Olly Steel, Associate Designer for 42nd Street
There was initial concern at the high RF channel count in the planning stages of this show, but in practice, the challenge has been more about having that kind of high channel count in that location, right near half a dozen major theatres who are also using wireless, and in the middle of London, which is itself a fairly RF-heavy environment. That it works is down to clever frequency coordination and planning, which was thanks to Orbital Sound.
Brixton-based Orbital Sound supplied all of the audio and communications infrastructure, including the Shure radio mics for 42nd Street, and the company's Technical Director, Bill Addison, was responsible for the frequency plan. He admits that running the requisite number of wireless channels was a stretch, but just about achievable in 2017.

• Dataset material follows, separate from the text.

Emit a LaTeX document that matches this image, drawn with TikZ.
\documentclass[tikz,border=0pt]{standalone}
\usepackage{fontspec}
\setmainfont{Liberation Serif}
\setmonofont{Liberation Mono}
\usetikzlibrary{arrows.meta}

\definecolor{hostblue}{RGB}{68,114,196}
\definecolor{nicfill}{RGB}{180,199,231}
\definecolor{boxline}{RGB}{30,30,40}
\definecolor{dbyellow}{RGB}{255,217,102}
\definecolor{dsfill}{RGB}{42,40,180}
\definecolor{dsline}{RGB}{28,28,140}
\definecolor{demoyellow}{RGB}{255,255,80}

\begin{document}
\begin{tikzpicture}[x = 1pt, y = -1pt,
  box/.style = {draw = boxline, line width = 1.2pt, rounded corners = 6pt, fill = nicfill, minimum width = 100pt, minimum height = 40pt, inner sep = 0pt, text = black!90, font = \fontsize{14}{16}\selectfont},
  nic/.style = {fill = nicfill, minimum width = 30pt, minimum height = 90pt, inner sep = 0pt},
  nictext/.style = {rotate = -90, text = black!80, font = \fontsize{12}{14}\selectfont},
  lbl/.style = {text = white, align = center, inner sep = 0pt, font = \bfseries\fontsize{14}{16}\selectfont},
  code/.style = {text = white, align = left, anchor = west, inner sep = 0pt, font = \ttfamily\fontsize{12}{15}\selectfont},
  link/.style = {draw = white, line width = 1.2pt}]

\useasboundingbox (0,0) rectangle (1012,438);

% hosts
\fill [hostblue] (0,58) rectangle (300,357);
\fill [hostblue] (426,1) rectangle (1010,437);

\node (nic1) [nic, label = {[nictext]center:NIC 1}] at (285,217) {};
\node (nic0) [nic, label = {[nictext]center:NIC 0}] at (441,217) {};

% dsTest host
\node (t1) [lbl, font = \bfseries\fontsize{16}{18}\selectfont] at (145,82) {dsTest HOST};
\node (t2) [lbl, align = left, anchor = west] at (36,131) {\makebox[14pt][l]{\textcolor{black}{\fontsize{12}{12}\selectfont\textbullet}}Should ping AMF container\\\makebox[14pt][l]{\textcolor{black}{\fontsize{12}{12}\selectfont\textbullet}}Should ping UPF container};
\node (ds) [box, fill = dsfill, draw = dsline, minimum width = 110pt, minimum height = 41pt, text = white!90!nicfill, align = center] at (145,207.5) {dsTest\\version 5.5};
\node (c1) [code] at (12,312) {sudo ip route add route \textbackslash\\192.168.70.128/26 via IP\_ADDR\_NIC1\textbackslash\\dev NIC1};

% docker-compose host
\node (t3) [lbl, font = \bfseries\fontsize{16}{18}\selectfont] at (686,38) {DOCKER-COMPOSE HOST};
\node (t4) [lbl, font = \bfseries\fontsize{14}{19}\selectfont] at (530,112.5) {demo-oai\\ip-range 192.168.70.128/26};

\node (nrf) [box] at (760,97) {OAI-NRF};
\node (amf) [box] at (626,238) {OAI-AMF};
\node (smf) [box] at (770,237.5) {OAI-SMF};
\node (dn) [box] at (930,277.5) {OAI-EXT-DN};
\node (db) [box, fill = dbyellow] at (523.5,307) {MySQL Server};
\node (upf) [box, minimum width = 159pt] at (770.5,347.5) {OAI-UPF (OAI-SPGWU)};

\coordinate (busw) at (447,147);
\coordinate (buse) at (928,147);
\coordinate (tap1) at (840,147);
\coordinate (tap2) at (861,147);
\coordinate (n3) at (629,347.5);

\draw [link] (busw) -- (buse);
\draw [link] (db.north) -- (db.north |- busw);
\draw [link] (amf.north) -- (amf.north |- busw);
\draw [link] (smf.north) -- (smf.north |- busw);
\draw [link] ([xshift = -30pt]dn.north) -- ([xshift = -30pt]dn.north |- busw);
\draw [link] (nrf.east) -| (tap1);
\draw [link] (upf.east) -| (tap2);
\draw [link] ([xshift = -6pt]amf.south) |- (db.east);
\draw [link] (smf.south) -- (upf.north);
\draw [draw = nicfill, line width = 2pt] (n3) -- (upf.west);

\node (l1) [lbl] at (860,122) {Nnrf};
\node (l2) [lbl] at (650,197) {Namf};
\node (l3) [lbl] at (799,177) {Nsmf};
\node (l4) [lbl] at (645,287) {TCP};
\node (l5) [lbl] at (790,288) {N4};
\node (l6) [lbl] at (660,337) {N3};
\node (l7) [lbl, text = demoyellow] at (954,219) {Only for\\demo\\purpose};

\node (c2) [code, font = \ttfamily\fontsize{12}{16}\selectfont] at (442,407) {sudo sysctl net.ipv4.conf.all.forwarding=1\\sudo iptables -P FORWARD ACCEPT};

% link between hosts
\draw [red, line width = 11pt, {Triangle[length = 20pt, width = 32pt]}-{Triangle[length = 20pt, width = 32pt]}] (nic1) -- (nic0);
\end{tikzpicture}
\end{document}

Bill Addison, Technical Director at Orbital Sound
It was quite tight for an analogue radio mic system like this. If we tried to do the same project in five years from now, though, after the loss of the 700MHz band, I think we would really struggle. Digital radio mic systems, like Shure's new Axient Digital, will help with that to a certain extent, as they're more spectrum-efficient — you can pack a higher number of channels into a smaller range of frequencies.

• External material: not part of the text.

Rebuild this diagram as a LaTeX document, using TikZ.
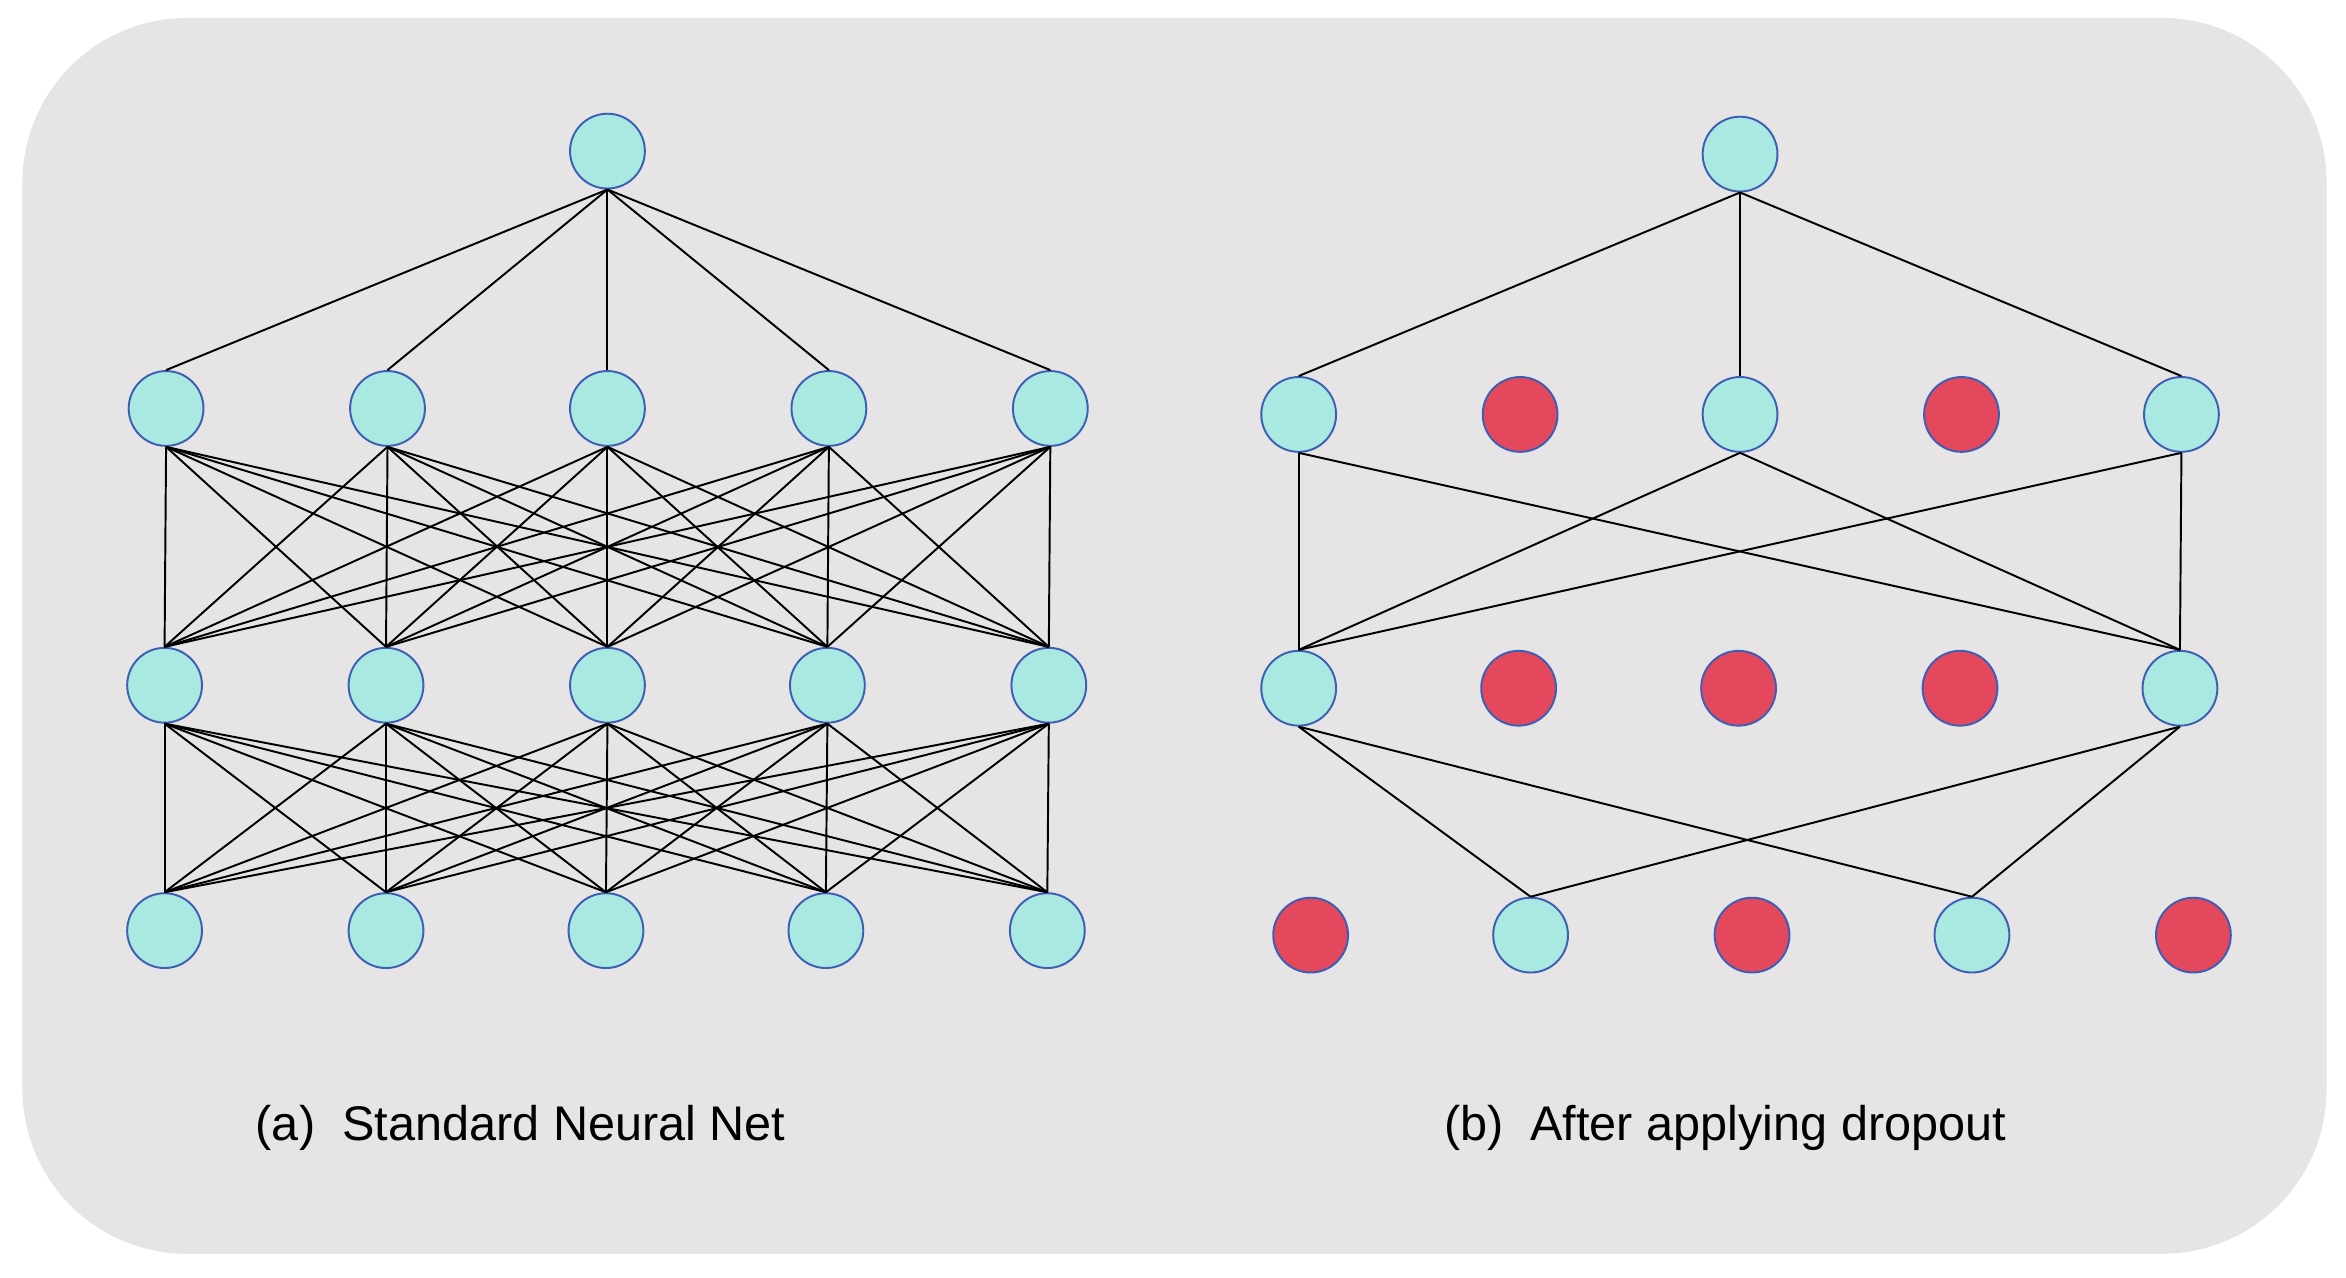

Shure's Wireless Workbench 6 proved its worth during 42nd Street's technical rehearsals in the Spring, and specifically the real-time RF performance log captured by the new Timeline function, as Deputy Head of Sound Reese Kirsh admits.
We're using the updated version of Wireless Workbench 6, 6.12.1. The Timeline function was a godsend for monitoring RF quality over time during rehearsal... when we were checking how the radio mics were working, we could look back and see the data around signal interference issues, and see exactly what wasn't going according to plan instead of educated guesswork after the event. It's been a real game-changer, that. We also use Workbench for real-time monitoring of the systems, to keep us informed of battery levels and so on.
Reese Kirsh, Deputy Head of Sound
During extensive technical rehearsals throughout February and March, the large-scale wireless system was strenuously tested and deemed fit for use. Since the show opened in early April, the Shure UHF-R system has performed flawlessly. "We've had no problems," says Gareth Owen confidently, and Bill Addison strikes a similarly nonchalant note to conclude.
Bill Addison, Technical Director of Orbital Sound
Once I'd done the frequency planning, and sorted the licensing with Ofcom, it just seemed much like any other radio system for the West End. 42nd Street uses twice as many staff as you would have for a 40-channel system, twice as many spares, twice as many aerials... everything is literally doubled up, so other than the fact that we needed a lot more frequencies, I didn't really see it as a huge deal.